5. Auch versucht die Klägerin in ihrem Rechtsmittel erst gar nicht darzulegen, inwieweit durch die Beseitigung der funktionslos gewordenen Eingänge vom Gang in die Rechtssphäre der übrigen Teilhaber eingegriffen werden könnte. Ob Eingangstüren als Übergangsbereich zwischen den zur ausschließlichen Nutzung zugewiesenen Objekten und den allgemeinen Teilen des Hauses zu den Allgemeinflächen zählen, muss hier nicht näher erörtert werden. Soweit die Klägerin daraus eine Wiederherstellungspflicht der Beklagten hinsichtlich der durch die Zusammenlegung funktionslos gewordenen Zugänge ableitet, übersieht sie, dass einer (faktischen) Gebrauchsordnung, der eine Standardanhebung durch Zusammenlegung von Wohnungen zugrunde liegt, ohne konkrete Anhaltspunkte auch keine Aufrechterhaltung der Widmung als selbständige Zugänge, obwohl sie ihre Funktion verloren haben, unterstellt werden kann. Die Ausführungen in der Revision der Klägerin erschöpfen sich hier im Wesentlichen in dem Verweis auf die Entscheidung 5 Ob 40/12m, ohne jedoch zu berücksichtigen, dass in dieser Entscheidung nicht die Beseitigung eines nach Zusammenlegung von Wohnungen überflüssig gewordenen Zugangs vom Gang aus zu beurteilen war. Gegenstand dieses Verfahrens war eine eigenmächtige bauliche Veränderung an der bestehenden Wohnungseingangstüre und damit eine Veränderung des äußeren Erscheinungsbildes dieses Wohnungszugangs. Davon unterscheidet sich der vorliegende Fall, in dem nicht mehr von einer Widmung der hier strittigen Wandflächen als eigenständige Zugänge ausgegangen werden kann. Mit ihrem Hinweis auf die Entscheidung 5 Ob 40/12m zeigt die Klägerin daher keine Rechtsfragen von erheblicher Bedeutung auf.

6. Die Revision ist somit zurückzuweisen, ohne dass es einer weiteren Begründung bedarf (§ 510 Abs 3 ZPO).

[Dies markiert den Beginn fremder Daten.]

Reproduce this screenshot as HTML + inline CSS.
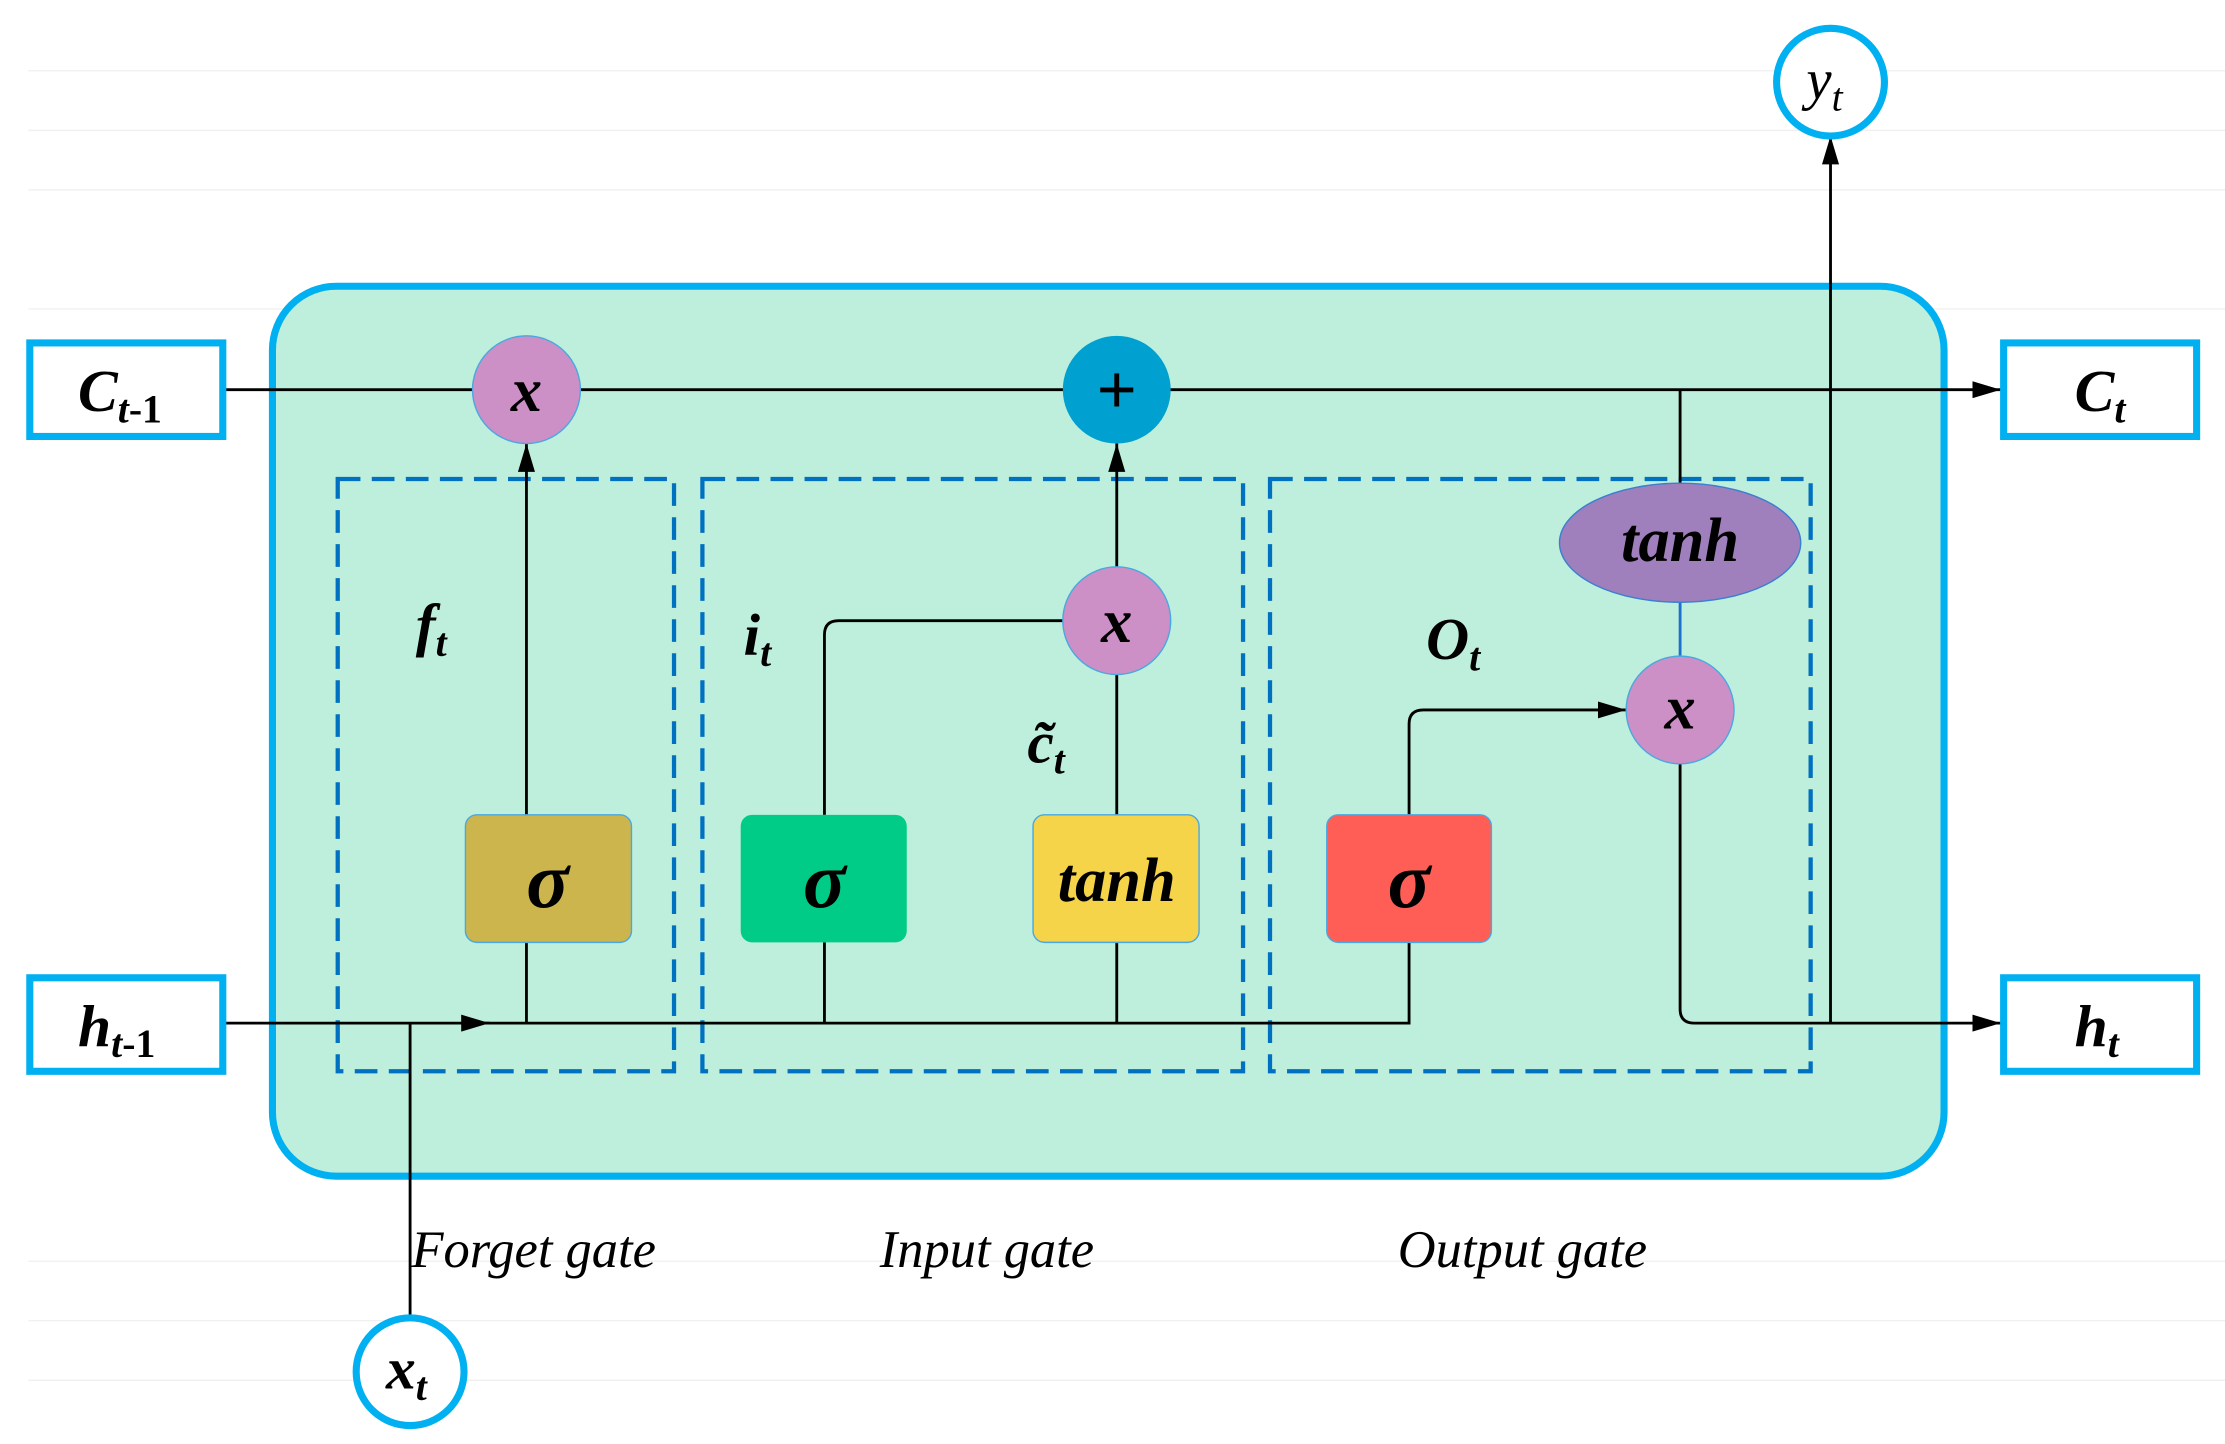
<!DOCTYPE html>
<html><head><meta charset="utf-8"><style>
html,body{margin:0;padding:0;background:#fff;width:2225px;height:1444px;overflow:hidden}
svg{display:block}
.b{font-family:"Liberation Serif",serif;font-style:italic;font-weight:bold}
.i{font-family:"Liberation Serif",serif;font-style:italic}
</style></head><body>
<svg width="2225" height="1444" viewBox="0 0 1568 1019" preserveAspectRatio="none" xmlns="http://www.w3.org/2000/svg">
<defs>
<marker id="ar" viewBox="0 0 20 12" markerWidth="20" markerHeight="12" refX="20" refY="6" orient="auto" markerUnits="userSpaceOnUse"><path d="M0,0 L20,6 L0,12 z" fill="#000"/></marker></defs>
<g stroke="#f0f0f0" stroke-width="1">
<line x1="20" y1="50" x2="1568" y2="50"/><line x1="20" y1="92" x2="1568" y2="92"/><line x1="20" y1="134" x2="1568" y2="134"/><line x1="20" y1="218" x2="1568" y2="218"/>
<line x1="20" y1="890" x2="1568" y2="890"/><line x1="20" y1="932" x2="1568" y2="932"/><line x1="20" y1="974" x2="1568" y2="974"/>
</g>
<rect x="192" y="202" width="1178" height="628" rx="45" fill="#bdefdc" stroke="#00b0f0" stroke-width="5"/>
<g fill="none" stroke="#0070c0" stroke-width="3" stroke-dasharray="16,8">
<rect x="238" y="338" width="237" height="418"/>
<rect x="495" y="338" width="381" height="418"/>
<rect x="895" y="338" width="381" height="418"/>
</g>
<g fill="none" stroke="#000" stroke-width="2">
<line x1="157" y1="275" x2="1410" y2="275" marker-end="url(#ar)"/>
<line x1="157" y1="722" x2="345" y2="722" marker-end="url(#ar)"/>
<polyline points="340,722 993,722 993,665"/>
<line x1="371" y1="575" x2="371" y2="313" marker-end="url(#ar)"/>
<line x1="371" y1="722" x2="371" y2="665"/>
<line x1="581" y1="722" x2="581" y2="665"/>
<path d="M581,575 L581,448 Q581,438 591,438 L750,438"/>
<line x1="787" y1="722" x2="787" y2="665"/>
<line x1="787" y1="575" x2="787" y2="476"/>
<line x1="787" y1="400" x2="787" y2="313" marker-end="url(#ar)"/>
<path d="M993,575 L993,511 Q993,501 1003,501 L1146,501" marker-end="url(#ar)"/>
<line x1="1184" y1="275" x2="1184" y2="341"/>
<path d="M1184,539 L1184,712 Q1184,722 1194,722 L1410,722" marker-end="url(#ar)"/>
<line x1="1290" y1="722" x2="1290" y2="96" marker-end="url(#ar)"/>
<line x1="289" y1="930" x2="289" y2="722"/>
</g>
<line x1="1184" y1="425" x2="1184" y2="463" stroke="#1f6fd0" stroke-width="2"/>
<g fill="#fff" stroke="#00b0f0" stroke-width="5">
<rect x="21" y="242" width="136" height="66"/><rect x="21" y="690" width="136" height="66"/>
<rect x="1412" y="242" width="136" height="66"/><rect x="1412" y="690" width="136" height="66"/>
<circle cx="1290" cy="58" r="38"/><circle cx="289" cy="968" r="38"/>
</g>
<g stroke="#4aa8e0" stroke-width="1">
<rect x="328" y="575" width="117" height="90" rx="8" fill="#cdb54d"/>
<rect x="522" y="575" width="117" height="90" rx="8" fill="#00cc88" stroke="none"/>
<rect x="728" y="575" width="117" height="90" rx="8" fill="#f5d44a"/>
<rect x="935" y="575" width="116" height="90" rx="8" fill="#fe5e55"/>
<circle cx="371" cy="275" r="38" fill="#cc8fc6"/>
<circle cx="787" cy="438" r="38" fill="#cc8fc6"/>
<circle cx="1184" cy="501" r="38" fill="#cc8fc6"/>
<circle cx="787" cy="275" r="38" fill="#00a0d0" stroke="none"/>
<ellipse cx="1184" cy="383" rx="85" ry="42" fill="#a07fbd" stroke="#3a7fd0"/>
</g>
<g class="b" font-size="44" text-anchor="middle">
<text x="371" y="290">x</text><text x="787" y="453">x</text><text x="1184" y="514">x</text>
<text x="787" y="291" font-style="normal" font-weight="normal" font-family="Liberation Sans,sans-serif" font-size="48">+</text>
<g font-size="56"><text x="386" y="640">σ</text><text x="581" y="640">σ</text><text x="993" y="640">σ</text></g>
<text x="787" y="636">tanh</text><text x="1184" y="396">tanh</text>
</g>
<g class="b" font-size="42">
<text x="55" y="290">C<tspan font-size="28" dy="8">t</tspan><tspan font-size="28" font-style="normal">-1</tspan></text>
<text x="55" y="738">h<tspan font-size="28" dy="8">t</tspan><tspan font-size="28" font-style="normal">-1</tspan></text>
<text x="1462" y="290">C<tspan font-size="28" dy="8">t</tspan></text>
<text x="1462" y="738">h<tspan font-size="28" dy="8">t</tspan></text>
<text x="272" y="980">x<tspan font-size="28" dy="8">t</tspan></text>
<text x="293" y="455">f<tspan font-size="28" dy="8">t</tspan></text>
<text x="524" y="462">i<tspan font-size="28" dy="8">t</tspan></text>
<text x="724" y="538">c̃<tspan font-size="28" dy="8">t</tspan></text>
<text x="1005" y="465">O<tspan font-size="28" dy="8">t</tspan></text>
</g>
<text x="1273" y="70" class="i" font-size="40">y<tspan font-size="28" dy="8">t</tspan></text>
<g class="i" font-size="37">
<text x="290" y="894">Forget gate</text><text x="620" y="894">Input gate</text><text x="985" y="894">Output gate</text>
</g>
</svg>
</body></html>
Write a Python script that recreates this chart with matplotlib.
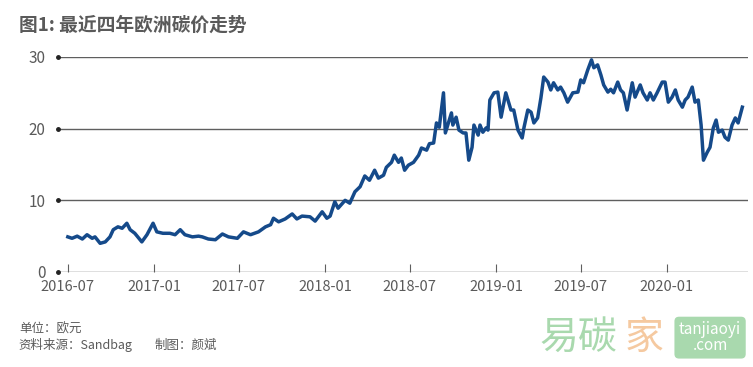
import matplotlib.pyplot as plt
import matplotlib.dates as mdates
import pandas as pd

plt.rcParams['font.family'] = ['Noto Sans CJK SC', 'DejaVu Sans']

dates = [
    "2016-07-01", "2016-07-10", "2016-07-21", "2016-08-01", "2016-08-11", "2016-08-22",
    "2016-08-28", "2016-09-08", "2016-09-19", "2016-09-29", "2016-10-06", "2016-10-16",
    "2016-10-25", "2016-11-04", "2016-11-11", "2016-11-21", "2016-12-06", "2016-12-17",
    "2016-12-30", "2017-01-07", "2017-01-20", "2017-02-04", "2017-02-15", "2017-02-26",
    "2017-03-08", "2017-03-24", "2017-04-06", "2017-04-14", "2017-04-27", "2017-05-12",
    "2017-05-27", "2017-06-09", "2017-06-28", "2017-07-11", "2017-07-26", "2017-08-12",
    "2017-08-27", "2017-09-07", "2017-09-13", "2017-09-24", "2017-10-08", "2017-10-23",
    "2017-11-02", "2017-11-13", "2017-11-30", "2017-12-11", "2017-12-26", "2018-01-05",
    "2018-01-12", "2018-01-22", "2018-01-29", "2018-02-13", "2018-02-23", "2018-03-06",
    "2018-03-17", "2018-03-27", "2018-04-06", "2018-04-17", "2018-04-25", "2018-05-06",
    "2018-05-12", "2018-05-23", "2018-05-29", "2018-06-07", "2018-06-13", "2018-06-20",
    "2018-06-28", "2018-07-09", "2018-07-20", "2018-07-26", "2018-08-06", "2018-08-12",
    "2018-08-21", "2018-08-27", "2018-09-02", "2018-09-11", "2018-09-15", "2018-09-22",
    "2018-09-28", "2018-10-01", "2018-10-08", "2018-10-14", "2018-10-23", "2018-10-29",
    "2018-11-04", "2018-11-11", "2018-11-15", "2018-11-24", "2018-11-28", "2018-12-04",
    "2018-12-11", "2018-12-15", "2018-12-19", "2018-12-28", "2019-01-05", "2019-01-12",
    "2019-01-22", "2019-02-02", "2019-02-08", "2019-02-17", "2019-02-26", "2019-03-02",
    "2019-03-10", "2019-03-17", "2019-03-23", "2019-03-31", "2019-04-07", "2019-04-13",
    "2019-04-22", "2019-04-28", "2019-05-04", "2019-05-13", "2019-05-19", "2019-05-26",
    "2019-06-03", "2019-06-14", "2019-06-25", "2019-07-01", "2019-07-07", "2019-07-16",
    "2019-07-24", "2019-07-29", "2019-08-06", "2019-08-13", "2019-08-19", "2019-08-28",
    "2019-09-03", "2019-09-09", "2019-09-18", "2019-09-24", "2019-09-30", "2019-10-08",
    "2019-10-19", "2019-10-25", "2019-11-05", "2019-11-11", "2019-11-20", "2019-11-26",
    "2019-12-03", "2019-12-11", "2019-12-22", "2019-12-28", "2020-01-04", "2020-01-12",
    "2020-01-19", "2020-01-25", "2020-02-03", "2020-02-09", "2020-02-15", "2020-02-24",
    "2020-03-01", "2020-03-08", "2020-03-14", "2020-03-19", "2020-03-27", "2020-04-02",
    "2020-04-09", "2020-04-15", "2020-04-20", "2020-04-28", "2020-05-04", "2020-05-11",
    "2020-05-19", "2020-05-26", "2020-06-01", "2020-06-10",
]
prices = [
    4.9, 4.7, 5.0, 4.6, 5.2, 4.7,
    4.9, 4.0, 4.2, 4.9, 5.9, 6.3,
    6.1, 6.8, 5.9, 5.4, 4.2, 5.2,
    6.8, 5.6, 5.4, 5.4, 5.2, 5.9,
    5.2, 4.9, 5.0, 4.9, 4.6, 4.5,
    5.3, 4.9, 4.7, 5.6, 5.2, 5.6,
    6.3, 6.6, 7.5, 7.0, 7.4, 8.1,
    7.4, 7.8, 7.7, 7.1, 8.4, 7.5,
    7.8, 9.8, 8.9, 10.0, 9.6, 11.2,
    11.9, 13.4, 12.8, 14.2, 13.1, 13.5,
    14.6, 15.3, 16.3, 15.3, 15.9, 14.2,
    14.9, 15.3, 16.3, 17.3, 17.0, 17.9,
    18.0, 20.8, 20.2, 25.0, 19.4, 20.9,
    22.2, 20.5, 21.6, 19.8, 19.4, 19.4,
    15.6, 17.4, 20.5, 19.1, 20.5, 19.5,
    20.1, 19.8, 24.0, 25.0, 25.1, 21.6,
    25.0, 22.6, 22.6, 19.8, 18.7, 20.2,
    22.6, 22.3, 20.8, 21.5, 24.3, 27.2,
    26.5, 25.4, 26.4, 25.4, 25.8, 25.0,
    23.7, 25.0, 25.1, 26.8, 26.4, 28.2,
    29.6, 28.5, 28.9, 27.5, 26.1, 25.1,
    25.5, 25.0, 26.5, 25.4, 25.0, 22.6,
    26.4, 24.4, 26.1, 25.0, 24.0, 25.0,
    24.0, 25.0, 26.5, 26.5, 23.7, 24.4,
    25.4, 24.0, 23.0, 24.0, 24.4, 25.8,
    23.7, 24.0, 20.5, 15.6, 16.7, 17.4,
    20.1, 21.2, 19.5, 19.8, 18.8, 18.4,
    20.5, 21.5, 20.8, 23.0,
]
tick_labels = ["2016-07", "2017-01", "2017-07", "2018-01",
               "2018-07", "2019-01", "2019-07", "2020-01"]
y_ticks = [0, 10, 20, 30]

x = pd.to_datetime(dates)
text_gray = '#5a5a5a'
line_gray = '#5f5f5f'

fig = plt.figure(figsize=(7.53, 3.67), dpi=100)
ax = fig.add_axes([0.077, 0.2589, 0.9163, 0.5858])

ax.plot(x, prices, color='#154a8a', lw=2.5, solid_joinstyle='round')

x0 = pd.Timestamp('2016-06-10')
x1 = pd.Timestamp('2020-06-22')
ax.set_xlim(x0, x1)
ax.set_ylim(0, 30)

for v in y_ticks:
    ax.axhline(v, color=line_gray, lw=1.0, zorder=0)
ax.plot([x0] * len(y_ticks), y_ticks, 'o', color='#222222', ms=2.5,
        clip_on=False, zorder=3)

for s in ax.spines.values():
    s.set_visible(False)

ax.set_yticks(y_ticks)
ax.tick_params(axis='y', length=0, pad=9, labelsize=11, labelcolor=text_gray)

ax.set_xticks(pd.to_datetime([t + "-01" for t in tick_labels]))
ax.set_xticklabels(tick_labels)
ax.tick_params(axis='x', direction='in', length=6, width=0.8, color=line_gray,
               pad=6, labelsize=10.5, labelcolor=text_gray)

fig.text(0.025, 0.93, '图1: 最近四年欧洲碳价走势', fontsize=13.5, fontweight='bold',
         color=text_gray, va='center', ha='left')

fig.text(0.025, 0.104, '单位：欧元', fontsize=9, style='italic',
         color=text_gray, va='center', ha='left')
fig.text(0.025, 0.06, '资料来源：Sandbag', fontsize=9, style='italic',
         color=text_gray, va='center', ha='left')
fig.text(0.205, 0.06, '制图：颜斌', fontsize=9, style='italic',
         color=text_gray, va='center', ha='left')

# watermark
fig.text(0.716, 0.08, '易碳', fontsize=28, color='#a9d9ae', va='center', ha='left')
fig.text(0.83, 0.08, '家', fontsize=28, color='#f5c9a0', va='center', ha='left')
fig.text(0.943, 0.08, 'tanjiaoyi\n.com', fontsize=11, color='white', style='italic',
         va='center', ha='center', linespacing=0.9,
         bbox=dict(boxstyle='round,pad=0.3', fc='#a9d9ae', ec='none'))

fig.savefig('out.png', dpi=100)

7. Die Kostenentscheidung beruht auf §§ 41 Abs 1, 50 Abs 1 ZPO.

Die Beklagte hat in ihrer Rechtsmittelbeantwortung auf die Unzulässigkeit der Revision der Klägerin hingewiesen und daher Anspruch auf Ersatz der darauf entfallenden Kosten (RIS‑Justiz RS0035979).

8. Jeder Partei steht nur eine einzige Rechtsmittelschrift oder Rechtsmittelgegenschrift zu. Weitere Rechtsmittelschriften und Rechtsmittelgegenschriften, Nachträge oder Ergänzungen sind unzulässig (RIS-Justiz RS0041666). Die an den Obersten Gerichtshof gerichtete Urkundenvorlage der Beklagten vom 15. 7. 2013 ist damit zurückzuweisen.